Question

Perform the multiplication and use the fundamental identities to simplify. (There is more than one correct form of each answer.)$$(2 \csc x+2)(2 \csc x-2)$$

Answer

**step1** Understanding the problem

The problem asks us to perform the multiplication of two binomials and then simplify the resulting expression using fundamental trigonometric identities. The given expression is $$(2 \csc x+2)(2 \csc x-2)$$.

**step2** Identifying the algebraic form

The expression $$(2 \csc x+2)(2 \csc x-2)$$ is in the form of a difference of squares, $$(a+b)(a-b)$$. In this specific case, $$a = 2 \csc x$$ and $$b = 2$$. The algebraic identity states that $$(a+b)(a-b) = a^2 - b^2$$.

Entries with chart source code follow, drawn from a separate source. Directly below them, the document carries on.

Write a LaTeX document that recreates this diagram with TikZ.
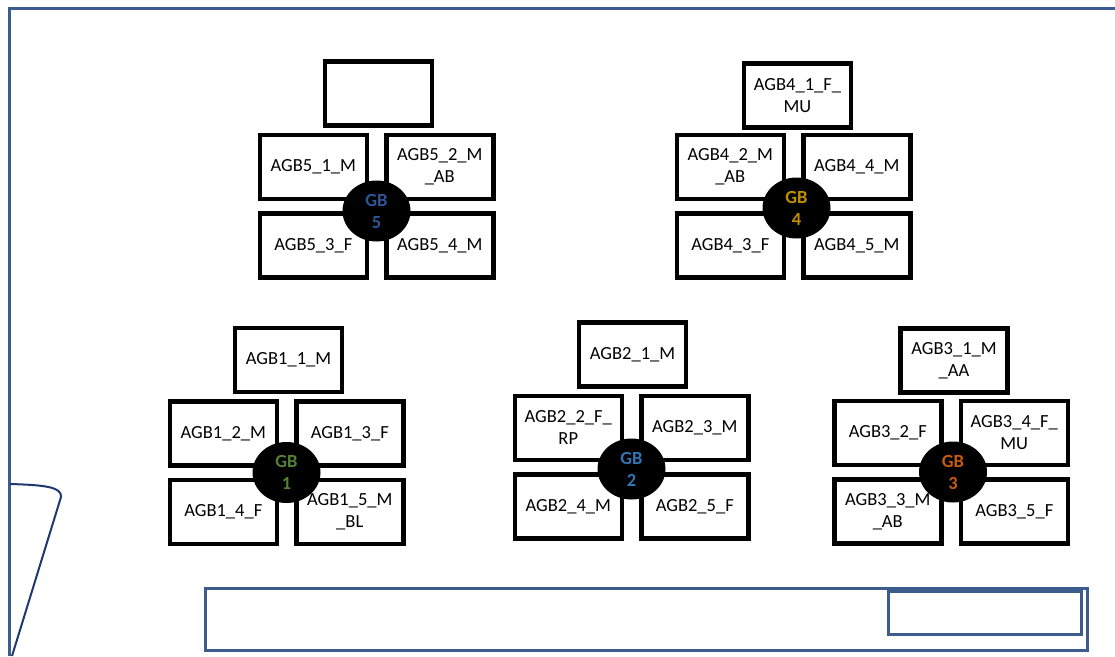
\documentclass[tikz,border=0pt]{standalone}
\usepackage{fontspec}
\setmainfont{Carlito}
\usetikzlibrary{positioning,shapes.geometric}
\definecolor{frameblue}{RGB}{59,92,140}
\definecolor{tabblue}{RGB}{31,56,110}
\definecolor{gbone}{RGB}{84,130,53}
\definecolor{gbtwo}{RGB}{46,117,182}
\definecolor{gbthree}{RGB}{197,90,17}
\definecolor{gbfour}{RGB}{191,144,0}
\definecolor{gbfive}{RGB}{47,85,151}

\begin{document}
\begin{tikzpicture}[x=1pt,y=-1pt,
  box/.style={draw,line width=4.5pt,minimum width=107pt,minimum height=64pt,inner sep=1pt,align=center,font=\fontsize{18.5}{22}\selectfont},
  gb/.style={ellipse,fill=black,minimum width=68pt,minimum height=61pt,inner sep=0pt,align=center,font=\bfseries\fontsize{18.5}{22}\selectfont},
  wall/.style={draw=frameblue,line width=3pt},]
\useasboundingbox (0,0) rectangle (1115,656);

\draw[wall] (1115,8) -- (9,8) -- (9,656);
\draw[wall] (205,588) rectangle (1087,650);
\draw[wall] (888,591) rectangle (1081,634);
\draw[tabblue,line width=2pt] (10,484) .. controls (45,485) and (62,487) .. (61,497) -- (12,656);

\coordinate (j5) at (376.5,206);
\node[box,above left=5pt and 7.5pt of j5] (b51) {AGB5\_1\_M};
\node[box,above right=5pt and 7.5pt of j5] (b52) {AGB5\_2\_M\\\_AB};
\node[box,below left=5pt and 7.5pt of j5] (b53) {AGB5\_3\_F};
\node[box,below right=5pt and 7.5pt of j5] (b54) {AGB5\_4\_M};
\node[box,anchor=south,yshift=5pt,xshift=2pt] (b50) at (b51.north -| j5) {};
\node[gb,text=gbfive,yshift=-5pt] (gb5) at (j5) {GB\\5};

\coordinate (j4) at (793.5,206);
\node[box,above left=5pt and 7.5pt of j4] (b42) {AGB4\_2\_M\\\_AB};
\node[box,above right=5pt and 7.5pt of j4] (b44) {AGB4\_4\_M};
\node[box,below left=5pt and 7.5pt of j4] (b43) {AGB4\_3\_F};
\node[box,below right=5pt and 7.5pt of j4] (b45) {AGB4\_5\_M};
\node[box,anchor=south,yshift=3pt,xshift=4pt] (b41) at (b42.north -| j4) {AGB4\_1\_F\_\\MU};
\node[gb,text=gbfour,yshift=-2pt,xshift=3pt] (gb4) at (j4) {GB\\4};

\coordinate (j1) at (286.5,472.5);
\node[box,above left=5pt and 7.5pt of j1] (b12) {AGB1\_2\_M};
\node[box,above right=5pt and 7.5pt of j1] (b13) {AGB1\_3\_F};
\node[box,below left=5pt and 7.5pt of j1] (b14) {AGB1\_4\_F};
\node[box,below right=5pt and 7.5pt of j1] (b15) {AGB1\_5\_M\\\_BL};
\node[box,anchor=south,yshift=5pt,xshift=2pt] (b11) at (b12.north -| j1) {AGB1\_1\_M};
\node[gb,text=gbone] (gb1) at (j1) {GB\\1};

\coordinate (j2) at (631.5,467);
\node[box,above left=5pt and 7.5pt of j2] (b22) {AGB2\_2\_F\_\\RP};
\node[box,above right=5pt and 7.5pt of j2] (b23) {AGB2\_3\_M};
\node[box,below left=5pt and 7.5pt of j2] (b24) {AGB2\_4\_M};
\node[box,below right=5pt and 7.5pt of j2] (b25) {AGB2\_5\_F};
\node[box,anchor=south,yshift=5pt,xshift=1pt] (b21) at (b22.north -| j2) {AGB2\_1\_M};
\node[gb,text=gbtwo,yshift=-2pt] (gb2) at (j2) {GB\\2};

\coordinate (j3) at (951,472);
\node[box,above left=5pt and 7.5pt of j3] (b32) {AGB3\_2\_F};
\node[box,above right=5pt and 7.5pt of j3] (b34) {AGB3\_4\_F\_\\MU};
\node[box,below left=5pt and 7.5pt of j3] (b33) {AGB3\_3\_M\\\_AB};
\node[box,below right=5pt and 7.5pt of j3] (b35) {AGB3\_5\_F};
\node[box,anchor=south,yshift=4pt,xshift=3pt] (b31) at (b32.north -| j3) {AGB3\_1\_M\\\_AA};
\node[gb,text=gbthree,xshift=2pt] (gb3) at (j3) {GB\\3};
\end{tikzpicture}
\end{document}
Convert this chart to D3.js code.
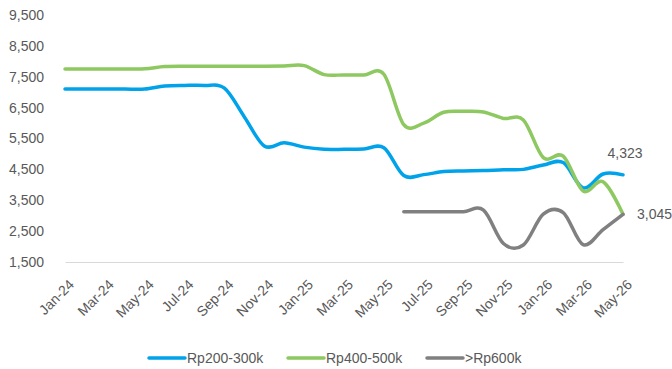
<!DOCTYPE html>
<html>
<head>
<meta charset="utf-8">
<script src="https://cdn.jsdelivr.net/npm/d3@7/dist/d3.min.js"></script>
<style>
  html, body { margin: 0; padding: 0; background: #ffffff; }
  svg { display: block; font-family: "Liberation Sans", Arial, sans-serif; }
</style>
</head>
<body>
<svg id="chart" width="672" height="369"></svg>
<script>
// Monthly categories
const months = [
  "Jan-24","Feb-24","Mar-24","Apr-24","May-24","Jun-24","Jul-24","Aug-24","Sep-24","Oct-24","Nov-24","Dec-24",
  "Jan-25","Feb-25","Mar-25","Apr-25","May-25","Jun-25","Jul-25","Aug-25","Sep-25","Oct-25","Nov-25","Dec-25",
  "Jan-26","Feb-26","Mar-26","Apr-26","May-26"
];
// Series values, one per month (null = no data)
const rp200_300k = [
  7100, 7100, 7100, 7100, 7100, 7200, 7220, 7220, 7130, 6200, 5260, 5360,
  5220, 5150, 5150, 5160, 5200, 4300, 4330, 4430, 4450, 4460, 4490, 4500,
  4640, 4720, 3900, 4350, 4323
];
const rp400_500k = [
  7750, 7750, 7750, 7750, 7760, 7830, 7840, 7840, 7840, 7840, 7840, 7850,
  7860, 7570, 7560, 7560, 7580, 5950, 6000, 6350, 6380, 6360, 6150, 6100,
  4880, 4930, 3800, 4100, 3045
];
const rp600kPlus = [
  null, null, null, null, null, null, null, null, null, null, null, null,
  null, null, null, null, null, 3130, 3130, 3130, 3130, 3180, 2100, 2050,
  3050, 3100, 2060, 2550, 3045
];
const seriesNames = ["Rp200-300k", "Rp400-500k", ">Rp600k"];
const yTicks = [1500, 2500, 3500, 4500, 5500, 6500, 7500, 8500, 9500];
const xTickLabels = months.filter((m, i) => i % 2 === 0);

const colors = ["#00a3ea", "#8dc860", "#808080"];
const textColor = "#595959";

const svg = d3.select("#chart");

const x = d3.scalePoint().domain(months).range([65, 623]);
const y = d3.scaleLinear().domain([1500, 9500]).range([262, 15]);

// Y axis (labels only)
const yAxis = svg.append("g")
  .attr("transform", "translate(65,0)")
  .call(d3.axisLeft(y).tickValues(yTicks).tickSize(0).tickPadding(21).tickFormat(d3.format(",")));
yAxis.select(".domain").remove();
yAxis.selectAll("text")
  .attr("fill", textColor)
  .style("font-size", "14px")
  .style("font-family", "'Liberation Sans', Arial, sans-serif");

// X axis with rotated month labels
const xAxis = svg.append("g")
  .attr("transform", `translate(0,${y(1500)})`)
  .call(d3.axisBottom(x).tickValues(xTickLabels).tickSize(0).tickSizeOuter(0));
xAxis.select(".domain").attr("stroke", "#d9d9d9").attr("stroke-width", 1);
xAxis.selectAll("text")
  .attr("fill", textColor)
  .style("font-size", "14px")
  .style("font-family", "'Liberation Sans', Arial, sans-serif")
  .attr("text-anchor", "end")
  .attr("y", 0)
  .attr("dy", "0.35em")
  .attr("transform", "translate(6,20) rotate(-45)");

// Lines
const line = d3.line()
  .defined(d => d != null)
  .x((d, i) => x(months[i]))
  .y(d => y(d))
  .curve(d3.curveCardinal.tension(0));

const allSeries = [rp200_300k, rp400_500k, rp600kPlus];
allSeries.forEach((vals, k) => {
  svg.append("path")
    .datum(vals)
    .attr("fill", "none")
    .attr("stroke", colors[k])
    .attr("stroke-width", 3.5)
    .attr("stroke-linejoin", "round")
    .attr("stroke-linecap", "round")
    .attr("d", line);
});

// End value labels
const last = months.length - 1;
const fmt = d3.format(",");
svg.append("text")
  .attr("x", x(months[last]) + 2)
  .attr("y", y(rp200_300k[last]) - 17)
  .attr("text-anchor", "middle")
  .attr("fill", textColor)
  .style("font-size", "14px")
  .text(fmt(rp200_300k[last]));
svg.append("text")
  .attr("x", x(months[last]) + 14)
  .attr("y", y(rp400_500k[last]))
  .attr("dy", "0.35em")
  .attr("text-anchor", "start")
  .attr("fill", textColor)
  .style("font-size", "14px")
  .text(fmt(rp400_500k[last]));

// Legend
const legendX = [149, 288, 427];
const legend = svg.append("g").attr("transform", "translate(0,358)");
seriesNames.forEach((name, k) => {
  const g = legend.append("g").attr("transform", `translate(${legendX[k]},0)`);
  g.append("line")
    .attr("x1", 0).attr("x2", 36)
    .attr("y1", 0).attr("y2", 0)
    .attr("stroke", colors[k])
    .attr("stroke-width", 3.5)
    .attr("stroke-linecap", "round");
  g.append("text")
    .attr("x", 38)
    .attr("y", 0)
    .attr("dy", "0.35em")
    .attr("fill", textColor)
    .style("font-size", "14px")
    .text(name);
});
</script>
</body>
</html>
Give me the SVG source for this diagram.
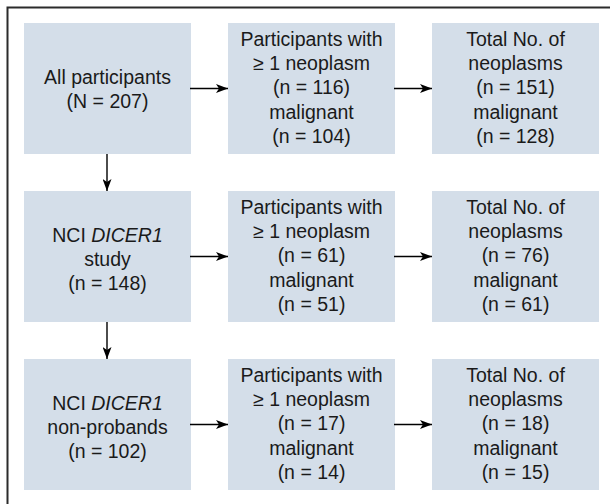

**step3** Performing the multiplication

We apply the difference of squares formula to the given expression:
$$ (2 \csc x+2)(2 \csc x-2) = (2 \csc x)^2 - (2)^2 $$
First, we calculate the square of $$2 \csc x$$:
$$ (2 \csc x)^2 = 2^2 \cdot (\csc x)^2 = 4 \csc^2 x $$
Next, we calculate the square of $$2$$:
$$ (2)^2 = 4 $$
Substituting these results back into the expression, we get:
$$ 4 \csc^2 x - 4 $$

**step4** Factoring out the common term

We observe that $$4$$ is a common factor in both terms of the expression $$4 \csc^2 x - 4$$. We factor out this common term:
$$ 4 \csc^2 x - 4 = 4(\csc^2 x - 1) $$

**step5** Applying trigonometric identities for simplification

We recall one of the fundamental Pythagorean trigonometric identities, which states:
$$ \cot^2 x + 1 = \csc^2 x $$
By rearranging this identity, we can express $$(\csc^2 x - 1)$$:
$$ \csc^2 x - 1 = \cot^2 x $$
Now, we substitute this identity into our factored expression from the previous step:
$$ 4(\csc^2 x - 1) = 4(\cot^2 x) $$
Therefore, the simplified form of the expression is $$4 \cot^2 x$$.